**Stored data:**
--

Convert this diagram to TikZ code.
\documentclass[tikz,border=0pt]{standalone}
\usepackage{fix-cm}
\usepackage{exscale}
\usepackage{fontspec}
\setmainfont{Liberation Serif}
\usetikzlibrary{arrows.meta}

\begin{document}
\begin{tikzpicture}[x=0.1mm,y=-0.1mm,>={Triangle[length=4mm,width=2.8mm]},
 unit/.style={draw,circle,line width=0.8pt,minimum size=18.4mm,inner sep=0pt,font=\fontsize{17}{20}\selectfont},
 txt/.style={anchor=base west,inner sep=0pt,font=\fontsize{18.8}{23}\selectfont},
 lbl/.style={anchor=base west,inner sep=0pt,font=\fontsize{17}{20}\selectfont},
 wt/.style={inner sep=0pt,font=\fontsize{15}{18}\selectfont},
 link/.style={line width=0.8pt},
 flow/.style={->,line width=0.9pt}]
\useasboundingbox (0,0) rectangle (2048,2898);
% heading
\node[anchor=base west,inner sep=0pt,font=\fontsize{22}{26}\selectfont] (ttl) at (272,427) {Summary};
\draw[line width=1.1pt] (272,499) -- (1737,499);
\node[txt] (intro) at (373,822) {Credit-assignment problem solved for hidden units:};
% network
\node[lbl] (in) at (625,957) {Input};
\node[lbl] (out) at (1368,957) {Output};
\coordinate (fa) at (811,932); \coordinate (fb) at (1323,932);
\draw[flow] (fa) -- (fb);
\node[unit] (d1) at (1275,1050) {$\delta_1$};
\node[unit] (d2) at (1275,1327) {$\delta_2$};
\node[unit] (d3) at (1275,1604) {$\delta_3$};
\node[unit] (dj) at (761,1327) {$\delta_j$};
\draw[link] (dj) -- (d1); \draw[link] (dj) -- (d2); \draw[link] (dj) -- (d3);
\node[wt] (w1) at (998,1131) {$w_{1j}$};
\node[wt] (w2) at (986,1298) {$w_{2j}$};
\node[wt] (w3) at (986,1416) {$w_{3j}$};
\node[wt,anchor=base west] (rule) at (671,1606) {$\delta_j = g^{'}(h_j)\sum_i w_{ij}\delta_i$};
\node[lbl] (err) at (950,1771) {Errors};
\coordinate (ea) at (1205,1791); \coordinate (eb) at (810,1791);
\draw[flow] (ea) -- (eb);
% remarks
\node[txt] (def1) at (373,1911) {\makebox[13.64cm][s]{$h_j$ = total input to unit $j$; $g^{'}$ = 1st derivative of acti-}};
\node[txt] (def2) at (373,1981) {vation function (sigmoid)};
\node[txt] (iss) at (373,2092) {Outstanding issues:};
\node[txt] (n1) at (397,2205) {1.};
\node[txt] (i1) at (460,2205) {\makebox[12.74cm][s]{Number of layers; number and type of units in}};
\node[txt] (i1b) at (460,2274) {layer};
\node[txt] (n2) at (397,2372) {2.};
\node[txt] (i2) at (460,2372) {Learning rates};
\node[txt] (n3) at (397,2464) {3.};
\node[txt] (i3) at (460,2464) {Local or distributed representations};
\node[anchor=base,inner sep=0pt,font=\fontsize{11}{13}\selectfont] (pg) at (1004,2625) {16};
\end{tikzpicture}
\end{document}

--

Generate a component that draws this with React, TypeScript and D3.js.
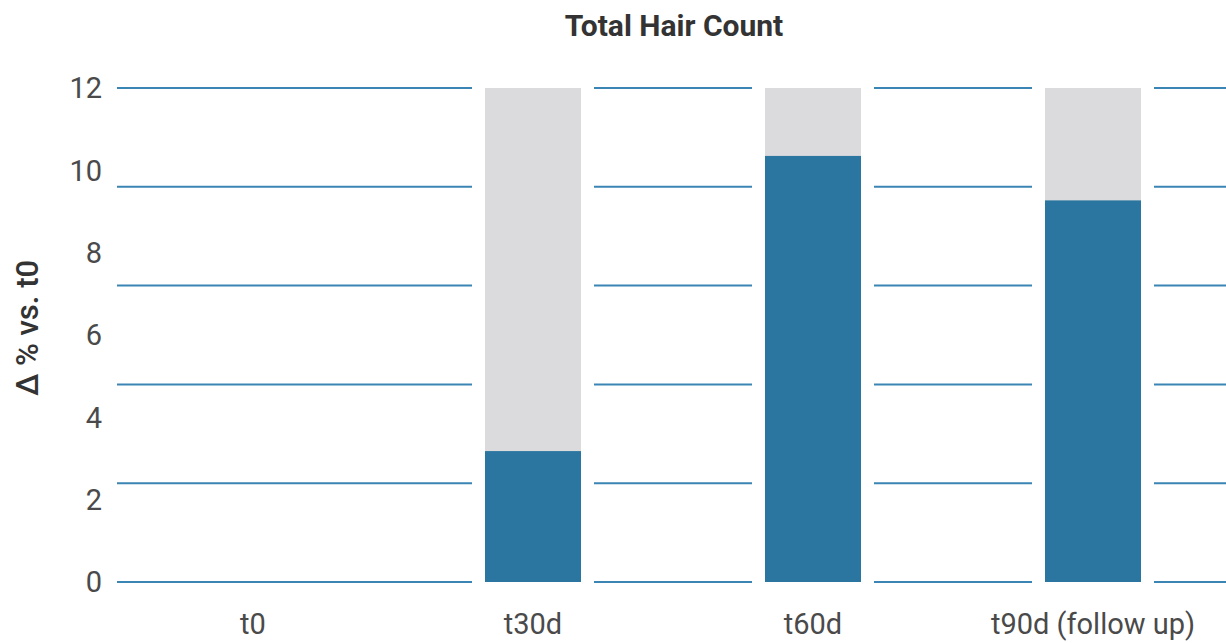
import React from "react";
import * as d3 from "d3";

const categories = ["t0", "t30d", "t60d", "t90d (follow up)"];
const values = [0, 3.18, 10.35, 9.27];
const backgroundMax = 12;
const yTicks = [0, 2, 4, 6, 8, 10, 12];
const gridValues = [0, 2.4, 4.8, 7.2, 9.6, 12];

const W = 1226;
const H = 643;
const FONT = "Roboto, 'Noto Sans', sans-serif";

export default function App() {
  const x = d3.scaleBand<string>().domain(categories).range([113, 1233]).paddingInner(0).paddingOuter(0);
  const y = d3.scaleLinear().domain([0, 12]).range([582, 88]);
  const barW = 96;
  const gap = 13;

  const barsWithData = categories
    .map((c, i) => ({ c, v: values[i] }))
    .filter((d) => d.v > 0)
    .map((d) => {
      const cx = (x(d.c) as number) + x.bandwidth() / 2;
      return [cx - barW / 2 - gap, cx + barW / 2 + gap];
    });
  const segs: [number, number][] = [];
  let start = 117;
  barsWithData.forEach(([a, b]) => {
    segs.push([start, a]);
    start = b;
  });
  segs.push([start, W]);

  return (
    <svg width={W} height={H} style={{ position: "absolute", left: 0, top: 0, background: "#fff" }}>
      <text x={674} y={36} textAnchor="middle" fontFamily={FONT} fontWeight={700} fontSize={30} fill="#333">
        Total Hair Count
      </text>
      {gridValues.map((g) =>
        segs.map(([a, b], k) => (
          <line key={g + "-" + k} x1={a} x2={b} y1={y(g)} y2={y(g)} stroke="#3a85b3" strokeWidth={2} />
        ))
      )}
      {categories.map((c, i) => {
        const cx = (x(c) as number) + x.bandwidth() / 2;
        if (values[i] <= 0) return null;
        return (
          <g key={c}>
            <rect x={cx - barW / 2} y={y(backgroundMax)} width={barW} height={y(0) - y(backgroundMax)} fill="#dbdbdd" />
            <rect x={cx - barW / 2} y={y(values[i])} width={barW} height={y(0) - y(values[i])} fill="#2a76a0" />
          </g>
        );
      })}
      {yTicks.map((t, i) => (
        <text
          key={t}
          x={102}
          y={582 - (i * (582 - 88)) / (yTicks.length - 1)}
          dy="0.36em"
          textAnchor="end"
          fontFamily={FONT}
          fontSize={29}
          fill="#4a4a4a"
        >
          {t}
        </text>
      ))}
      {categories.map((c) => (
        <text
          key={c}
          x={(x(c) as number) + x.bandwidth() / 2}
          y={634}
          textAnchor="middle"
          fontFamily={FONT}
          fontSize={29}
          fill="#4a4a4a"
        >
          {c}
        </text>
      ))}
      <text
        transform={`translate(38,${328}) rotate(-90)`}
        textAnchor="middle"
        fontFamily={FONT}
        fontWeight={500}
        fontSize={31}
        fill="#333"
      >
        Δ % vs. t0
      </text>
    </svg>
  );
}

--

**Exercise:** Look above and copy only the lines from the one holding "Generate a component" to the one holding "segs.push([start, W]);", both included, exactly, minus the pictures.

**Task answer:**
Generate a component that draws this with React, TypeScript and D3.js.
import React from "react";
import * as d3 from "d3";

const categories = ["t0", "t30d", "t60d", "t90d (follow up)"];
const values = [0, 3.18, 10.35, 9.27];
const backgroundMax = 12;
const yTicks = [0, 2, 4, 6, 8, 10, 12];
const gridValues = [0, 2.4, 4.8, 7.2, 9.6, 12];

const W = 1226;
const H = 643;
const FONT = "Roboto, 'Noto Sans', sans-serif";

export default function App() {
  const x = d3.scaleBand<string>().domain(categories).range([113, 1233]).paddingInner(0).paddingOuter(0);
  const y = d3.scaleLinear().domain([0, 12]).range([582, 88]);
  const barW = 96;
  const gap = 13;

  const barsWithData = categories
    .map((c, i) => ({ c, v: values[i] }))
    .filter((d) => d.v > 0)
    .map((d) => {
      const cx = (x(d.c) as number) + x.bandwidth() / 2;
      return [cx - barW / 2 - gap, cx + barW / 2 + gap];
    });
  const segs: [number, number][] = [];
  let start = 117;
  barsWithData.forEach(([a, b]) => {
    segs.push([start, a]);
    start = b;
  });
  segs.push([start, W]);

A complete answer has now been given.